What to look for in a platform if you need true instant updates
You don’t need a long feature checklist. You need a few non-negotiables that match restaurant pace.
You want one workspace where you can edit items, prices, photos, labels, and translations without jumping between tools. You want unlimited QR codes so you can place them everywhere without worrying about per-code fees. You want menus that load fast on a phone with no app download. And you want changes to go live immediately across every table code without reprinting.
Cost matters too, but not just the monthly number. The real cost is time and mistakes. If a “cheaper” tool causes daily confusion, it’s expensive.
If you’re looking for an operator-first option built around editing once and having every QR reflect it instantly, Kiuar.menu is designed for exactly that - with branded web menus, translations up to 29 languages, dietary and allergen labeling, and a low-friction model where you can start free and publish when you’re ready.
A realistic rollout plan that won’t derail service
If you’re switching from printed menus or a PDF QR, the safest rollout is staged.

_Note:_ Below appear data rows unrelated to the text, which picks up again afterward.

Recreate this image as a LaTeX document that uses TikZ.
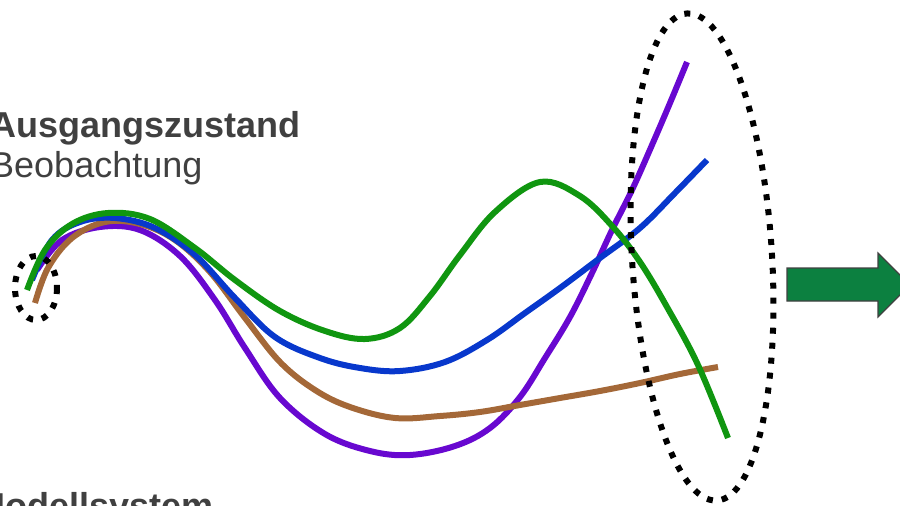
\documentclass[tikz,border=0pt]{standalone}
\usepackage{fontspec}
\setmainfont{Liberation Sans}
\usepackage{tikz}
\usetikzlibrary{positioning}

\definecolor{txtgray}{RGB}{64,64,64}
\definecolor{cgreen}{RGB}{16,150,16}
\definecolor{cblue}{RGB}{8,56,204}
\definecolor{cpurple}{RGB}{104,8,208}
\definecolor{cbrown}{RGB}{164,104,56}
\definecolor{arrgreen}{RGB}{12,128,64}

\begin{document}
\begin{tikzpicture}[
        x=1pt, y=-1pt,
        label/.style={anchor=base west, inner sep=0pt, text=txtgray, font=\fontsize{36}{40}\selectfont},
        traj/.style={line width=6pt, line cap=butt, line join=round},
        ring/.style={line width=6pt, dash pattern=on 6pt off 9pt},
        bigarrow/.style={fill=arrgreen, draw=black!75, line width=1.2pt, line join=miter}
    ]
        \useasboundingbox (0,0) rectangle (900,506);
        \clip (0,0) rectangle (900,506);

        % Texte
        \node[label, font=\fontsize{36}{40}\selectfont\bfseries] (start) at (-10,137) {Ausgangszustand};
        \node[label] (obs) at (-10,177) {Beobachtung};
        \node[label, font=\fontsize{36}{40}\selectfont\bfseries] (model) at (-25,518) {Modellsystem};

        % Trajektorien
        \draw[traj, cpurple] plot[smooth, tension=0.6] coordinates {(37,270) (62,240) (100,227) (140,230) (180,256) (215,300) (245,348) (280,398) (325,434) (370,451) (410,455) (455,446) (490,428) (520,397) (545,358) (570,317) (592,273) (612,230) (632,190) (652,145) (670,103) (687,62)};
        \draw[traj, cbrown] plot[smooth, tension=0.6] coordinates {(35,303) (48,268) (72,238) (105,222) (140,224) (175,240) (210,272) (245,318) (280,362) (315,390) (350,407) (395,418) (440,416) (480,412) (520,405) (560,398) (600,391) (640,383) (680,374) (718,367)};
        \draw[traj, cblue] plot[smooth, tension=0.6] coordinates {(32,280) (52,240) (80,222) (115,218) (155,228) (195,255) (235,298) (275,337) (320,358) (360,368) (400,371) (445,362) (487,340) (525,313) (560,288) (600,258) (640,228) (675,193) (707,160)};
        \draw[traj, cgreen] plot[smooth, tension=0.6] coordinates {(27,290) (45,250) (72,224) (108,213) (150,219) (195,248) (235,280) (280,311) (325,331) (365,339) (400,328) (430,296) (460,255) (495,212) (540,182) (580,196) (613,227) (640,262) (667,307) (698,365) (728,438)};

        % Markierungen
        \draw[ring] (36,288) ellipse [x radius=21, y radius=32];
        \draw[ring, rotate around={3.5:(702,257)}] (702,257) ellipse [x radius=70, y radius=244];

        % Pfeil
        \draw[bigarrow] (787,268) -- (878,268) -- (878,253) -- (910,285) -- (878,317) -- (878,301) -- (787,301) -- cycle;
    \end{tikzpicture}
\end{document}
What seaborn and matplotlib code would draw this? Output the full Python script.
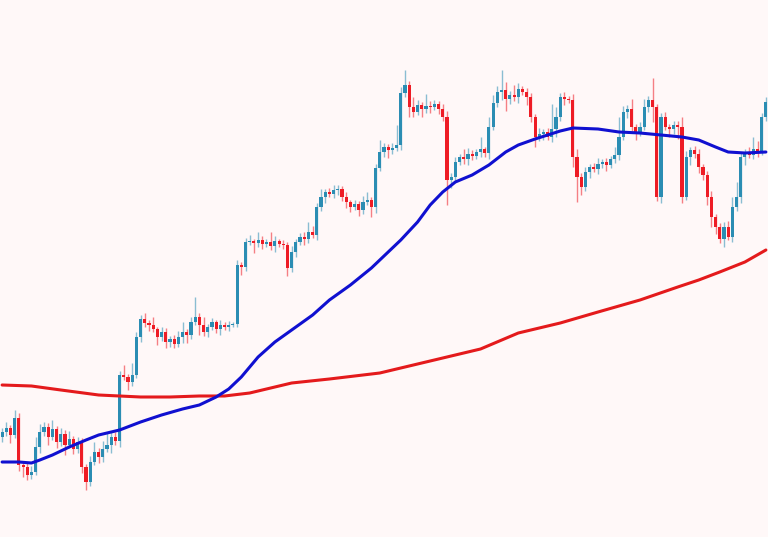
import numpy as np
import pandas as pd
import matplotlib
matplotlib.use("Agg")
import matplotlib.pyplot as plt
import seaborn as sns

# close prices, one per candle (open = previous close)
closes = [105, 109, 102, 119, 72, 70, 62, 65, 90, 105, 110,
          100, 108, 95, 103, 92, 98, 88, 95, 70, 55,
          75, 85, 80, 88, 92, 100, 96, 162, 160, 155, 162,
          200, 218, 214, 212, 208, 200, 205, 195, 198,
          193, 200, 205, 202, 215, 220, 212, 205, 210, 215, 208, 212,
          210, 212, 213, 272, 270, 295,
          296, 294, 297, 293, 295, 291, 296, 293, 292, 269,
          285, 295, 300, 298, 305, 302, 330,
          340, 345, 343, 347, 348, 340, 335, 330, 333, 327, 335,
          337, 330, 369, 385, 390, 387, 389, 392, 444, 452,
          430, 425, 432, 428, 431, 430, 433, 428, 420, 357,
          360, 375, 380, 378, 383, 381, 385, 388, 384, 410, 434,
          445, 447, 438, 442, 440, 448, 445, 440, 420, 400,
          403, 405, 400, 408, 420, 440, 438, 437, 380, 360, 350,
          365, 370, 368, 373, 375, 372, 378, 382, 400, 425, 428,
          410, 405, 410, 430, 437, 430, 340, 420, 410, 408, 412, 410,
          340, 380, 387, 383, 370, 362, 340, 320, 310, 298,
          310, 300, 330, 340, 380, 385, 382, 388, 385, 420, 435]
first_open = 100

upper_wick = [4, 6, 3, 8, 5, 3, 4, 6, 10, 8, 5, 4, 9, 3, 6, 4, 8, 3, 5, 4, 3,
              6, 10, 4, 8, 12, 6, 5, 4, 10, 3, 12, 5, 4, 6, 3, 8, 2, 5, 4, 3,
              4, 6, 10, 3, 5, 20, 4, 8, 3, 4, 2, 5, 3, 4, 2, 5, 3, 4,
              6, 2, 8, 4, 3, 10, 5, 2, 4, 3, 6, 3, 4, 5, 10, 6, 4,
              8, 3, 4, 5, 4, 3, 5, 2, 4, 3, 6, 8, 3, 4, 12, 4, 3, 5, 20, 6, 15,
              4, 10, 5, 3, 12, 5, 4, 3, 5, 6, 4, 5, 3, 8, 6, 4, 3, 12, 2, 10, 8,
              6, 20, 8, 4, 10, 6, 3, 4, 4, 3, 6, 3, 4, 25, 10, 4, 5, 3, 6, 8, 4,
              5, 3, 4, 6, 3, 4, 3, 8, 20, 6, 4, 10, 3, 5, 8, 4, 22, 3, 4, 5, 3, 4,
              4, 10, 6, 3, 4, 5, 3, 4, 6, 3, 4, 5, 6, 10, 15, 4, 3, 5, 12, 8, 4,
              5, 3, 6, 4, 8, 3, 5, 4, 6, 3, 4, 5, 3, 6, 4, 5, 3, 4, 6, 3]
lower_wick = [5, 4, 8, 3, 6, 10, 5, 4, 3, 6, 4, 8, 3, 6, 4, 10, 3, 5, 4, 6, 8,
              4, 3, 6, 5, 3, 8, 4, 6, 3, 8, 4, 3, 5, 4, 6, 3, 8, 4, 6, 5,
              4, 3, 6, 8, 4, 3, 10, 4, 5, 3, 4, 6, 3, 4, 2, 3, 8, 4,
              3, 10, 4, 5, 3, 4, 6, 3, 4, 8, 4, 5, 3, 6, 4, 3, 5,
              4, 6, 3, 4, 5, 4, 6, 5, 3, 6, 4, 3, 10, 6, 3, 5, 8, 4, 3, 5, 4,
              10, 5, 3, 8, 4, 6, 3, 5, 4, 25, 8, 4, 3, 5, 6, 4, 3, 5, 4, 6, 3,
              4, 8, 12, 5, 4, 6, 3, 8, 5, 10, 4, 6, 3, 5, 8, 4, 6, 3, 10, 25, 8,
              4, 6, 3, 5, 4, 6, 3, 4, 5, 3, 6, 4, 8, 4, 3, 5, 15, 4, 6, 3, 8, 5,
              12, 6, 3, 8, 4, 6, 5, 8, 10, 7, 4, 8, 3, 5, 4, 6, 8, 3, 4, 5, 3,
              4, 6, 3, 5, 4, 8, 3, 6, 4, 5, 3, 4, 6, 5, 3, 4, 8, 4, 3, 5]

# moving averages sampled at candle indices
ma_idx = [0, 4, 7, 9, 12, 16, 20, 23, 26, 28, 33, 38, 43, 47, 51, 54, 57,
          59, 61, 65, 69, 74, 78, 83, 88, 92, 95, 99, 102, 105, 108, 112,
          116, 120, 123, 127, 130, 133, 136, 142, 147, 152, 157, 162, 166,
          170, 173, 177, 182]
ma_fast = [75, 75, 74, 77, 82, 90, 97, 102, 105, 107, 115, 122, 128, 132,
           140, 148, 160, 170, 180, 195, 207, 222, 237, 252, 269, 285, 297,
           315, 332, 345, 355, 362, 372, 385, 392, 398, 402, 406, 409, 408,
           405, 404, 402, 400, 397, 390, 385, 384, 385]
ma_slow_idx = [0, 7, 14, 23, 33, 40, 47, 53, 59, 64, 69, 78, 90, 100, 107,
               114, 123, 128, 133, 142, 152, 161, 166, 171, 177, 182]
ma_slow = [152, 151, 147, 142, 140, 140, 141, 141, 144, 149, 154, 158, 164,
           174, 181, 188, 204, 209, 214, 225, 237, 250, 257, 265, 275, 287]

sns.set_style("white")
fig = plt.figure(figsize=(7.68, 5.37), dpi=100)
fig.patch.set_facecolor("#fff8f8")
ax = fig.add_axes([0, 0, 1, 1])
ax.set_facecolor("#fff8f8")

up_col = "#2b8db3"
dn_col = "#ee1c25"
opens = [first_open] + closes[:-1]
for i, (o, c) in enumerate(zip(opens, closes)):
    col = up_col if c >= o else dn_col
    hi = max(o, c) + upper_wick[i]
    lo = min(o, c) - lower_wick[i]
    ax.vlines(i, lo, hi, color=col, alpha=0.55, linewidth=1.0, zorder=2)
    h = max(abs(c - o), 1.5)
    ax.bar(i, h, bottom=min(o, c), width=0.75, color=col, linewidth=0, zorder=3)

sns.lineplot(x=ma_slow_idx, y=ma_slow, ax=ax, color="#e41a1c", linewidth=2.2, zorder=4)
sns.lineplot(x=ma_idx, y=ma_fast, ax=ax, color="#1010d0", linewidth=2.2, zorder=5)

ax.set_xlim(-0.5, len(closes) - 0.5)
ax.set_ylim(0, 537)
ax.axis("off")
fig.savefig("out.png", dpi=100, facecolor=fig.get_facecolor())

Build your core menu first and keep it tight. Don’t try to perfect photos and prose for every item before you go live. Get accuracy right: names, prices, modifiers, and labels.
Run a soft launch with a few tables or a single shift. Ask staff to scan like a guest would, on different phones, under real lighting. You’re looking for friction: categories that are hard to find, items missing key details, or pages that load slowly on spotty Wi-Fi.
Then train to one simple rule: the menu on the guest’s phone is the truth. If something changes, update it first, then communicate it. That flips the usual pattern and prevents the “we told everyone, but the menu still shows it” mess.
One more practical tip: decide who owns edits during service. It’s usually a manager, expo, or one trusted lead. When everyone can edit at once, you get inconsistent wording and accidental price changes.
A QR menu is only as good as your ability to keep it current. The goal is not a fancy digital artifact. The goal is a menu that keeps up with your kitchen, protects your team from avoidable friction, and makes guests feel like the place is dialed in - even when you’re making changes on the fly.